◆ **What is required**: Strip the pictures and reproduce the rest of the listing exactly.

◆ **Data extract**:
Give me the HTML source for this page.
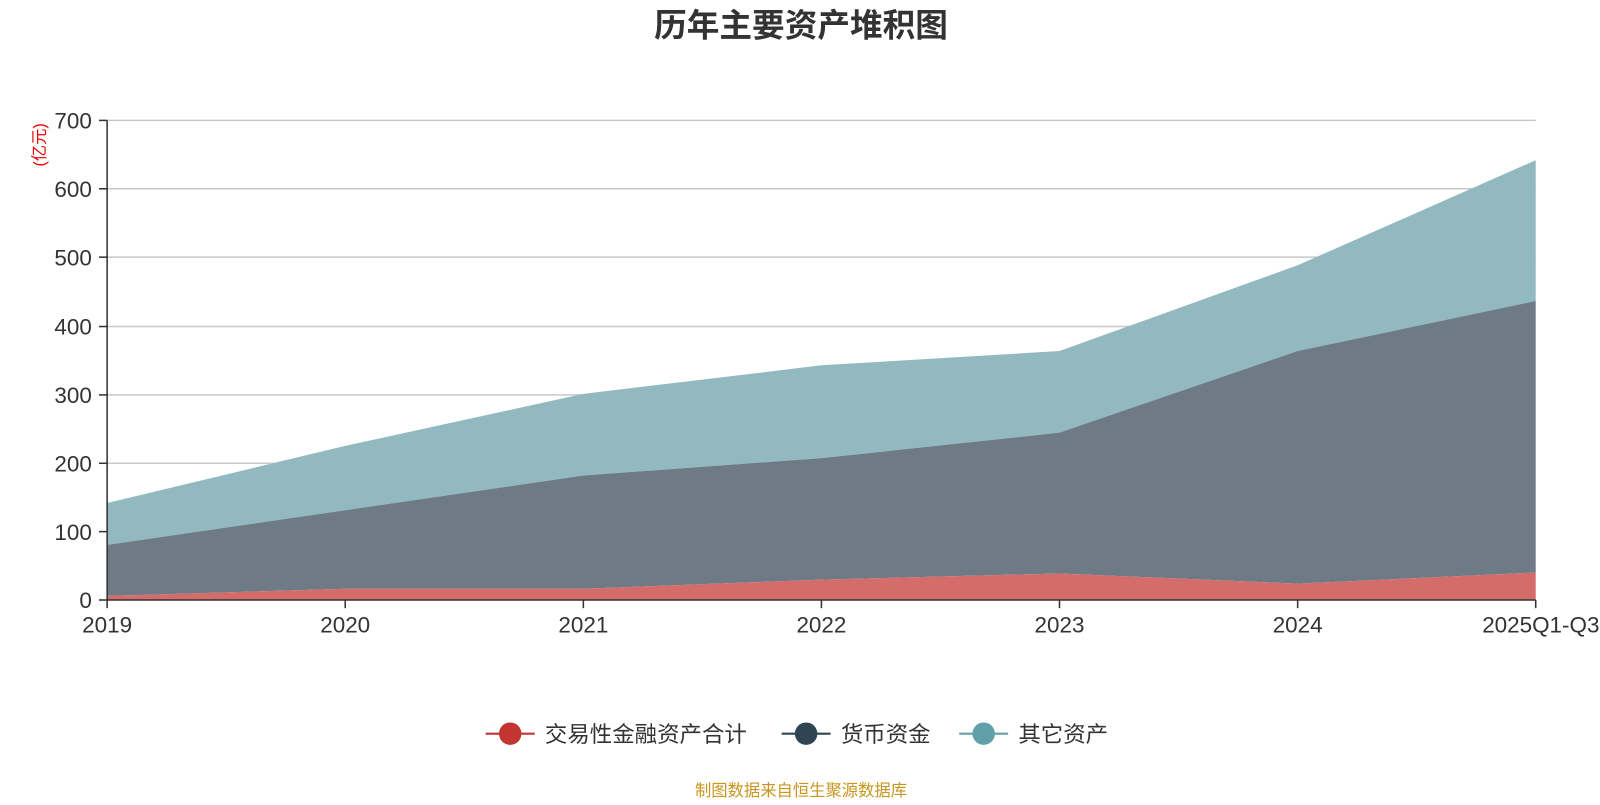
<!DOCTYPE html>
<html><head><meta charset="utf-8"><style>
body{margin:0;background:#fff;overflow:hidden;}
svg text{font-family:"Liberation Sans","Noto Sans CJK SC",sans-serif;}
</style></head><body>
<svg width="1600" height="800" viewBox="0 0 1568 784" xmlns="http://www.w3.org/2000/svg">
<rect width="1568" height="784" fill="#fff"/>
<text x="785" y="36" text-anchor="middle" font-size="32" font-weight="bold" fill="#333">历年主要资产堆积图</text>
<g stroke="#c8c8c8" stroke-width="1.5">
<line x1="105" y1="118" x2="1505" y2="118"/>
<line x1="105" y1="185" x2="1505" y2="185"/>
<line x1="105" y1="252" x2="1505" y2="252"/>
<line x1="105" y1="320" x2="1505" y2="320"/>
<line x1="105" y1="387" x2="1505" y2="387"/>
<line x1="105" y1="454" x2="1505" y2="454"/>
<line x1="105" y1="521" x2="1505" y2="521"/>
</g>
<polygon fill="#91b9bf" points="105,493 338.3,437 571.7,386 805,358 1038.3,344 1271.7,260 1505,157 1505,295 1271.7,344 1038.3,424 805,449 571.7,466 338.3,500 105,534"/>
<polygon fill="#6e7b86" points="105,534 338.3,500 571.7,466 805,449 1038.3,424 1271.7,344 1505,295 1505,561 1271.7,572 1038.3,562 805,568 571.7,577 338.3,577 105,584"/>
<polygon fill="#d46c6a" points="105,584 338.3,577 571.7,577 805,568 1038.3,562 1271.7,572 1505,561 1505,588 105,588"/>
<g stroke="#333" stroke-width="1.5">
<line x1="105" y1="118" x2="105" y2="588"/>
<line x1="105" y1="588" x2="1505" y2="588"/>
<line x1="97" y1="118" x2="105" y2="118"/><line x1="97" y1="185" x2="105" y2="185"/><line x1="97" y1="252" x2="105" y2="252"/><line x1="97" y1="320" x2="105" y2="320"/><line x1="97" y1="387" x2="105" y2="387"/><line x1="97" y1="454" x2="105" y2="454"/><line x1="97" y1="521" x2="105" y2="521"/><line x1="97" y1="588" x2="105" y2="588"/>
<line x1="105" y1="588" x2="105" y2="596"/><line x1="338.3" y1="588" x2="338.3" y2="596"/><line x1="571.7" y1="588" x2="571.7" y2="596"/><line x1="805" y1="588" x2="805" y2="596"/><line x1="1038.3" y1="588" x2="1038.3" y2="596"/><line x1="1271.7" y1="588" x2="1271.7" y2="596"/><line x1="1505" y1="588" x2="1505" y2="596"/>
</g>
<g font-size="22" fill="#333" text-anchor="end">
<text x="90" y="126">700</text><text x="90" y="193">600</text><text x="90" y="260">500</text><text x="90" y="328">400</text><text x="90" y="395">300</text><text x="90" y="462">200</text><text x="90" y="529">100</text><text x="90" y="596">0</text>
</g>
<g font-size="22" fill="#333" text-anchor="middle">
<text x="105" y="620">2019</text><text x="338.3" y="620">2020</text><text x="571.7" y="620">2021</text><text x="805" y="620">2022</text><text x="1038.3" y="620">2023</text><text x="1271.7" y="620">2024</text><text x="1510" y="620">2025Q1-Q3</text>
</g>
<text transform="translate(44,142) rotate(-90)" font-size="16" fill="#e00" text-anchor="middle">(亿元)</text>
<g font-size="22" fill="#333">
<line x1="476" y1="719" x2="524" y2="719" stroke="#c23531" stroke-width="2"/><circle cx="500" cy="719" r="11" fill="#c23531"/>
<text x="534" y="727">交易性金融资产合计</text>
<line x1="766" y1="719" x2="814" y2="719" stroke="#2f4554" stroke-width="2"/><circle cx="790" cy="719" r="11" fill="#2f4554"/>
<text x="824" y="727">货币资金</text>
<line x1="940" y1="719" x2="988" y2="719" stroke="#61a0a8" stroke-width="2"/><circle cx="964" cy="719" r="11" fill="#61a0a8"/>
<text x="998" y="727">其它资产</text>
</g>
<text x="785" y="780" text-anchor="middle" font-size="16" fill="#c8961e">制图数据来自恒生聚源数据库</text>
</svg>
</body></html>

◆ **Task output**:
Give me the HTML source for this page.
<!DOCTYPE html>
<html><head><meta charset="utf-8"><style>
body{margin:0;background:#fff;overflow:hidden;}
svg text{font-family:"Liberation Sans","Noto Sans CJK SC",sans-serif;}
</style></head><body>
<svg width="1600" height="800" viewBox="0 0 1568 784" xmlns="http://www.w3.org/2000/svg">
<rect width="1568" height="784" fill="#fff"/>
<text x="785" y="36" text-anchor="middle" font-size="32" font-weight="bold" fill="#333">历年主要资产堆积图</text>
<g stroke="#c8c8c8" stroke-width="1.5">
<line x1="105" y1="118" x2="1505" y2="118"/>
<line x1="105" y1="185" x2="1505" y2="185"/>
<line x1="105" y1="252" x2="1505" y2="252"/>
<line x1="105" y1="320" x2="1505" y2="320"/>
<line x1="105" y1="387" x2="1505" y2="387"/>
<line x1="105" y1="454" x2="1505" y2="454"/>
<line x1="105" y1="521" x2="1505" y2="521"/>
</g>
<polygon fill="#91b9bf" points="105,493 338.3,437 571.7,386 805,358 1038.3,344 1271.7,260 1505,157 1505,295 1271.7,344 1038.3,424 805,449 571.7,466 338.3,500 105,534"/>
<polygon fill="#6e7b86" points="105,534 338.3,500 571.7,466 805,449 1038.3,424 1271.7,344 1505,295 1505,561 1271.7,572 1038.3,562 805,568 571.7,577 338.3,577 105,584"/>
<polygon fill="#d46c6a" points="105,584 338.3,577 571.7,577 805,568 1038.3,562 1271.7,572 1505,561 1505,588 105,588"/>
<g stroke="#333" stroke-width="1.5">
<line x1="105" y1="118" x2="105" y2="588"/>
<line x1="105" y1="588" x2="1505" y2="588"/>
<line x1="97" y1="118" x2="105" y2="118"/><line x1="97" y1="185" x2="105" y2="185"/><line x1="97" y1="252" x2="105" y2="252"/><line x1="97" y1="320" x2="105" y2="320"/><line x1="97" y1="387" x2="105" y2="387"/><line x1="97" y1="454" x2="105" y2="454"/><line x1="97" y1="521" x2="105" y2="521"/><line x1="97" y1="588" x2="105" y2="588"/>
<line x1="105" y1="588" x2="105" y2="596"/><line x1="338.3" y1="588" x2="338.3" y2="596"/><line x1="571.7" y1="588" x2="571.7" y2="596"/><line x1="805" y1="588" x2="805" y2="596"/><line x1="1038.3" y1="588" x2="1038.3" y2="596"/><line x1="1271.7" y1="588" x2="1271.7" y2="596"/><line x1="1505" y1="588" x2="1505" y2="596"/>
</g>
<g font-size="22" fill="#333" text-anchor="end">
<text x="90" y="126">700</text><text x="90" y="193">600</text><text x="90" y="260">500</text><text x="90" y="328">400</text><text x="90" y="395">300</text><text x="90" y="462">200</text><text x="90" y="529">100</text><text x="90" y="596">0</text>
</g>
<g font-size="22" fill="#333" text-anchor="middle">
<text x="105" y="620">2019</text><text x="338.3" y="620">2020</text><text x="571.7" y="620">2021</text><text x="805" y="620">2022</text><text x="1038.3" y="620">2023</text><text x="1271.7" y="620">2024</text><text x="1510" y="620">2025Q1-Q3</text>
</g>
<text transform="translate(44,142) rotate(-90)" font-size="16" fill="#e00" text-anchor="middle">(亿元)</text>
<g font-size="22" fill="#333">
<line x1="476" y1="719" x2="524" y2="719" stroke="#c23531" stroke-width="2"/><circle cx="500" cy="719" r="11" fill="#c23531"/>
<text x="534" y="727">交易性金融资产合计</text>
<line x1="766" y1="719" x2="814" y2="719" stroke="#2f4554" stroke-width="2"/><circle cx="790" cy="719" r="11" fill="#2f4554"/>
<text x="824" y="727">货币资金</text>
<line x1="940" y1="719" x2="988" y2="719" stroke="#61a0a8" stroke-width="2"/><circle cx="964" cy="719" r="11" fill="#61a0a8"/>
<text x="998" y="727">其它资产</text>
</g>
<text x="785" y="780" text-anchor="middle" font-size="16" fill="#c8961e">制图数据来自恒生聚源数据库</text>
</svg>
</body></html>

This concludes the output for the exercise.